2024-12-11

Das Jahr der Fragebögen

Seiten um Seiten um Seiten an Fragebögen und Anträgen habe ich dieses Jahr ausgefüllt. Wer Leistungen des Sozialstaates beziehen möchte, der kommt darum leider nicht herum. Für einen kreativen Geist wie mich ist das Ausfüllen eines Fragebogens, das rechtzeitige Zurückschicken dieses Fragebogens (natürlich per Post, von Digitalisierung hat man bei deutschen Behörden noch wenig gehört) und die Aufbewahrung des Dokuments gleichbedeutend mit den Foltermethoden des Mittelalters.

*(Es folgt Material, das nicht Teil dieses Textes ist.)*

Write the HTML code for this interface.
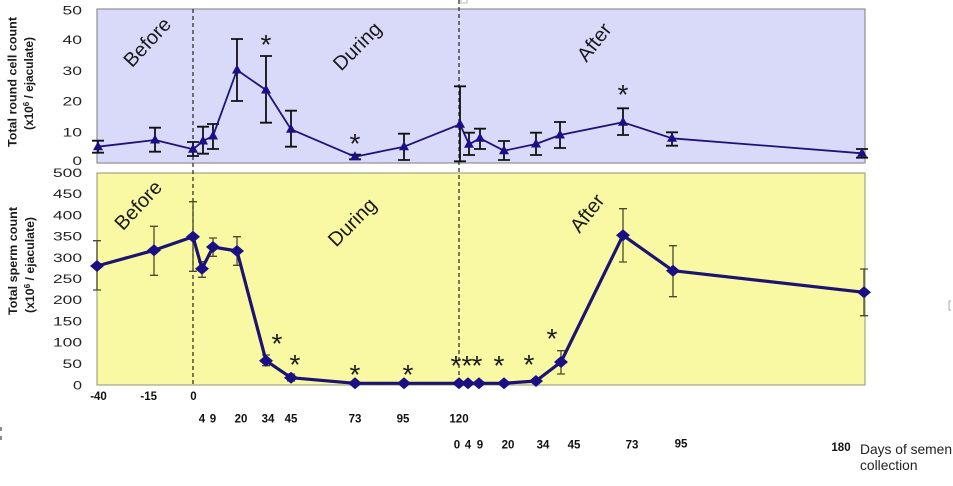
<!DOCTYPE html>
<html><head><meta charset="utf-8"><style>
html,body{margin:0;padding:0;background:#fff;}
svg{display:block;}
text{font-family:"Liberation Sans",Arial,sans-serif;}
</style></head><body>
<svg width="953" height="486" viewBox="0 0 953 486" xmlns="http://www.w3.org/2000/svg">
<defs>
<path id="dm" d="M0 -6L7 0L0 6L-7 0Z" fill="#1a0f85"/>
<path id="tr" d="M0 -5.5L5 3.5L-5 3.5Z" fill="#1a0f85"/>
</defs>
<rect width="953" height="486" fill="#fff"/>
<!-- panels -->
<rect x="97" y="9" width="768" height="154" fill="#d9d9fa" stroke="#8f8f8f" stroke-width="1.2"/>
<rect x="97" y="173" width="768" height="212" fill="#f9f9a3" stroke="#a3a387" stroke-width="1.2"/>
<!-- dashed lines -->
<line x1="193" y1="9" x2="193" y2="386" stroke="#222" stroke-width="1.2" stroke-dasharray="4 3"/>
<line x1="459" y1="0" x2="459" y2="385" stroke="#222" stroke-width="1.2" stroke-dasharray="4 3"/>
<!-- small artifacts -->
<rect x="461" y="-3" width="6" height="6" fill="none" stroke="#bbb" stroke-width="1"/>
<path d="M951 301H949V310H951" fill="none" stroke="#aaa" stroke-width="1"/>
<path d="M1 427V431M1 436V440" stroke="#666" stroke-width="1.5"/>

<!-- region labels -->
<g font-size="20" fill="#1a1a1a" text-anchor="middle">
<text transform="translate(147,42) rotate(-47)" dy="7">Before</text>
<text transform="translate(357,46) rotate(-45)" dy="7">During</text>
<text transform="translate(594,42) rotate(-52)" dy="7">After</text>
<text transform="translate(138,205) rotate(-47)" dy="7">Before</text>
<text transform="translate(352,222) rotate(-45)" dy="7">During</text>
<text transform="translate(587,213) rotate(-52)" dy="7">After</text>
</g>

<!-- top error bars -->
<path fill="none" stroke="#111" stroke-width="1.8" d="M98 140.7V152.7M92 140.7H104M92 152.7H104
M155 127.7V151.7M149 127.7H161M149 151.7H161
M193 142V156M187 142H199M187 156H199
M203 126.7V153.7M197 126.7H209M197 153.7H209
M213 124V149M207 124H219M207 149H219
M237 39V101M231 39H243M231 101H243
M266 56V122.7M260 56H272M260 122.7H272
M291 110.7V146.7M285 110.7H297M285 146.7H297
M355 154.7V159.3M349 154.7H361M349 159.3H361
M404 133.7V160M398 133.7H410M398 160H410
M460 86.3V161.3M454 86.3H466M454 161.3H466
M469 132.7V155M463 132.7H475M463 155H475
M480 128.7V149M474 128.7H486M474 149H486
M504 141V160M498 141H510M498 160H510
M536 132.7V155M530 132.7H542M530 155H542
M560 122V148M554 122H566M554 148H566
M623 108.3V135M617 108.3H629M617 135H629
M672 132.3V145.7M666 132.3H678M666 145.7H678
M862 149V157.7M856 149H868M856 157.7H868"/>
<!-- top line -->
<polyline fill="none" stroke="#1c1478" stroke-width="1.8" stroke-linejoin="round" points="98,146.7 155,140 193,149.3 203,141 213,136 237,70 266,90 291,129.3 355,156.7 404,146.7 460,124.3 469,144.3 480,138.3 504,150.7 536,144 560,135 623,122.3 672,138.3 862,153.3"/>
<g>
<use href="#tr" x="98" y="146.7"/><use href="#tr" x="155" y="140"/><use href="#tr" x="193" y="149.3"/><use href="#tr" x="203" y="141"/><use href="#tr" x="213" y="136"/><use href="#tr" x="237" y="70"/><use href="#tr" x="266" y="90"/><use href="#tr" x="291" y="129.3"/><use href="#tr" x="355" y="156.7"/><use href="#tr" x="404" y="146.7"/><use href="#tr" x="460" y="124.3"/><use href="#tr" x="469" y="144.3"/><use href="#tr" x="480" y="138.3"/><use href="#tr" x="504" y="150.7"/><use href="#tr" x="536" y="144"/><use href="#tr" x="560" y="135"/><use href="#tr" x="623" y="122.3"/><use href="#tr" x="672" y="138.3"/><use href="#tr" x="862" y="153.3"/>
</g>

<!-- bottom error bars -->
<path fill="none" stroke="#4a4a2a" stroke-width="1.3" d="M97 240.7V290M93 240.7H101M93 290H101
M154 226.3V275.3M150 226.3H158M150 275.3H158
M193 201.7V271.3M189 201.7H197M189 271.3H197
M202 261.7V277.3M198 261.7H206M198 277.3H206
M213 238V256.3M209 238H217M209 256.3H217
M237 236.7V265.3M233 236.7H241M233 265.3H241
M266 355V365.7M262 355H270M262 365.7H270
M291 374V381M287 374H295M287 381H295
M561 350.7V374M557 350.7H565M557 374H565
M623 208.7V262M619 208.7H627M619 262H627
M673 245.7V296.7M669 245.7H677M669 296.7H677
M864 269V315.7M860 269H868M860 315.7H868"/>
<!-- bottom line -->
<polyline fill="none" stroke="#1c1470" stroke-width="3.2" stroke-linejoin="round" points="97,266 154,250.3 193,236.7 202,268.7 213,247 237,251 266,360.7 291,377.7 355,383.3 404,383.3 459,383.3 468,383.3 479,383.3 504,383.3 536,381 561,362 623,235.3 673,270.7 864,292.3"/>
<g>
<use href="#dm" x="97" y="266"/><use href="#dm" x="154" y="250.3"/><use href="#dm" x="193" y="236.7"/><use href="#dm" x="202" y="268.7"/><use href="#dm" x="213" y="247"/><use href="#dm" x="237" y="251"/><use href="#dm" x="266" y="360.7"/><use href="#dm" x="291" y="377.7"/><use href="#dm" x="355" y="383.3"/><use href="#dm" x="404" y="383.3"/><use href="#dm" x="459" y="383.3"/><use href="#dm" x="468" y="383.3"/><use href="#dm" x="479" y="383.3"/><use href="#dm" x="504" y="383.3"/><use href="#dm" x="536" y="381"/><use href="#dm" x="561" y="362"/><use href="#dm" x="623" y="235.3"/><use href="#dm" x="673" y="270.7"/><use href="#dm" x="864" y="292.3"/>
</g>

<!-- asterisks -->
<g font-size="28" fill="#1a1a1a" text-anchor="middle">
<text x="266" y="54">*</text>
<text x="355" y="153">*</text>
<text x="623" y="104">*</text>
<text x="277" y="353">*</text>
<text x="295" y="374">*</text>
<text x="355" y="384">*</text>
<text x="408" y="384">*</text>
<text x="456" y="375">*</text>
<text x="467" y="375">*</text>
<text x="477" y="375">*</text>
<text x="499" y="375">*</text>
<text x="529" y="374">*</text>
<text x="552" y="348">*</text>
</g>

<!-- y tick labels top -->
<g font-size="11.5" fill="#222" text-anchor="end">
<text x="82" y="14.5" textLength="19.5" lengthAdjust="spacingAndGlyphs">50</text>
<text x="82" y="44" textLength="19.5" lengthAdjust="spacingAndGlyphs">40</text>
<text x="82" y="74.8" textLength="19.5" lengthAdjust="spacingAndGlyphs">30</text>
<text x="82" y="105.5" textLength="19.5" lengthAdjust="spacingAndGlyphs">20</text>
<text x="82" y="136.3" textLength="19.5" lengthAdjust="spacingAndGlyphs">10</text>
<text x="82" y="165" textLength="9.5" lengthAdjust="spacingAndGlyphs">0</text>
<!-- bottom -->
<text x="82" y="177" textLength="29" lengthAdjust="spacingAndGlyphs">500</text>
<text x="82" y="198.2" textLength="29" lengthAdjust="spacingAndGlyphs">450</text>
<text x="82" y="219.4" textLength="29" lengthAdjust="spacingAndGlyphs">400</text>
<text x="82" y="240.6" textLength="29" lengthAdjust="spacingAndGlyphs">350</text>
<text x="82" y="261.8" textLength="29" lengthAdjust="spacingAndGlyphs">300</text>
<text x="82" y="283" textLength="29" lengthAdjust="spacingAndGlyphs">250</text>
<text x="82" y="304.2" textLength="29" lengthAdjust="spacingAndGlyphs">200</text>
<text x="82" y="325.4" textLength="29" lengthAdjust="spacingAndGlyphs">150</text>
<text x="82" y="346.6" textLength="29" lengthAdjust="spacingAndGlyphs">100</text>
<text x="82" y="367.8" textLength="19.5" lengthAdjust="spacingAndGlyphs">50</text>
<text x="82" y="389.5" textLength="9" lengthAdjust="spacingAndGlyphs">0</text>
</g>

<!-- y axis titles -->
<g font-size="12" font-weight="bold" fill="#1a1a1a" text-anchor="middle">
<text transform="translate(16.5,82) rotate(-90)" textLength="130" lengthAdjust="spacingAndGlyphs">Total round cell count</text>
<text transform="translate(33,83.5) rotate(-90)" textLength="93" lengthAdjust="spacingAndGlyphs">(x10<tspan font-size="8" dy="-4">6</tspan><tspan dy="4"> / ejaculate)</tspan></text>
<text transform="translate(17,261) rotate(-90)" textLength="108" lengthAdjust="spacingAndGlyphs">Total sperm count</text>
<text transform="translate(34,265) rotate(-90)" textLength="96" lengthAdjust="spacingAndGlyphs">(x10<tspan font-size="8" dy="-4">6</tspan><tspan dy="4"> / ejaculate)</tspan></text>
</g>

<!-- x labels -->
<g font-size="11.5" font-weight="bold" fill="#111" text-anchor="middle">
<text x="98.5" y="400">-40</text>
<text x="148.7" y="400">-15</text>
<text x="193.5" y="400">0</text>
<text x="202" y="422.5">4</text>
<text x="213" y="422.5">9</text>
<text x="241" y="422.5">20</text>
<text x="268" y="422.5">34</text>
<text x="291" y="422.5">45</text>
<text x="355" y="422.5">73</text>
<text x="403" y="422.5">95</text>
<text x="459" y="422.5">120</text>
<text x="457" y="448.3">0</text>
<text x="468" y="448.3">4</text>
<text x="480" y="448.3">9</text>
<text x="508" y="448.3">20</text>
<text x="543" y="448.3">34</text>
<text x="574" y="448.3">45</text>
<text x="632" y="448.3">73</text>
<text x="681" y="447.5">95</text>
<text x="841" y="451">180</text>
</g>
<g font-size="13.8" fill="#222">
<text x="860" y="454">Days of semen</text>
<text x="860" y="470">collection</text>
</g>
</svg>
</body></html>
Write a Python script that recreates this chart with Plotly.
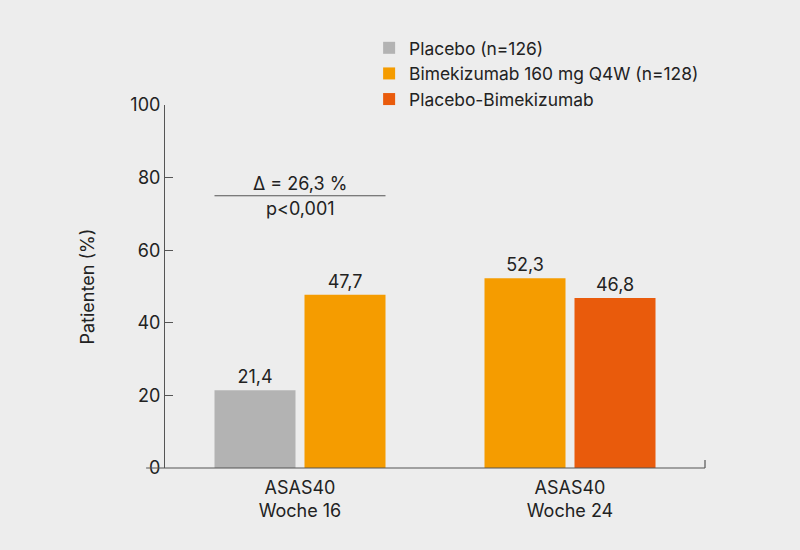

Über meinen Antrag auf Erwerbsminderungsrente habe ich bereits geschrieben: https://herz-und-nieren.info/die-rente-mit-u50

Zu den 48 Seiten des Grundantrags, den ich im August an die Rentenversicherung abgeschickt hatte, kamen in den folgenden Wochen noch etliche weitere Seiten. In immer neuen Zusatzfragebögen mussten ich, mein Arbeitgeber und meine Hausarztpraxis Angaben zu meinem gesundheitlichen und beruflichen Status machen. Es schien kein Ende zu nehmen und ganz ehrlich: Es zermürbt. Es ist pure Schikane, immer dieselben Angaben machen zu müssen, seine Situation anonymen Bürogestalten entblößen zu müssen und monatelang hingehalten zu werden.

Die Tortur hat jedoch nun ein Ende und die Beharrlichkeit – so schwer sie mir in diesem Fall fiel – hat sich ausgezahlt. Im wahrsten Sinne des Wortes. Ab März nächstes Jahr beziehe ich eine Teilerwerbsminderungsrente (allein dieses Wort…!). Sie wird die Einkommensverluste, die ich aufgrund meiner bereits erfolgten Arbeitszeitreduzierung habe, wieder ausgleichen. Zumindest für die nächsten zwei Jahre. Dann muss ich die Rente neu beantragen.

Ebenfalls ein Ende hat die Suche nach einer Kureinrichtung, die für Mütter, Kinder und Dialysepatientinnen geeignet ist. Ende Januar fahren Linus und ich zur Kur nach Bad Windsheim. Drei Wochen lang werden wir uns dem Diktat einer deutschen Gesundheitseinrichtung unterwerfen, deren Eindruck auf rigorose Sparzwänge, Therapieansätze von anno dazumal und – wen wundert’s – deutsche Bürokratie schließen lässt. Ob drei Wochen Aufenthalt ohne WLAN gemeinsam mit einem Zwölfjährigen Handy-Junkie irgendeinen Therapieerfolg verheißen (als Therapieziele hatte ich im Fragebogen Stressreduktion und Erlernen von Mechanismen zur Stressbewältigung angegeben), werden wir abwarten müssen…

Für mich wird die Balance zwischen Arbeit, Dialyse und Privatleben nun ein wenig leichter. 60 Prozent Teilzeit sind schon ein Unterschied zu den bisherigen 80 Prozent. Es bleibt mehr „Luft“ für das Aufpumpen der eigenen Energiespeicher und für Dinge neben der Arbeit. Jobtechnisch bleibt trotzdem alles beim Alten.

So sehr mich diese Antragstellungen genervt haben (und weiter nerven werden): Es ist ein Glück, dass chronisch Kranke in unserem System aufgefangen werden, dass es Arbeitgeber gibt, die den Wert ihrer Mitarbeitenden schätzen und individuelle Lösungen anbieten, dass es Einrichtungen wie Kurkliniken gibt und Krankenkassen, die trotz aller Budgetrestriktionen noch Leistungen für Kranke zur Verfügung stellen.

Und nach dem Mammutprojekt „Rentenantrag“ kommt mir doch der eben reingeflatterte Fragenbogen des Gesundheitsamts, in dem „von Amts wegen“ mein Schwerbehindertenstatus überprüft werden soll, wie ein Klacks vor…

1 Comment

  • Es wird dann doch eine kleine Erleichterung sein , daß die
    „Teilerwerbsminderungsrente“ durch ist.
    Wir wünschen eine besinnliche Adventszeit und stressfreie Weihnachten.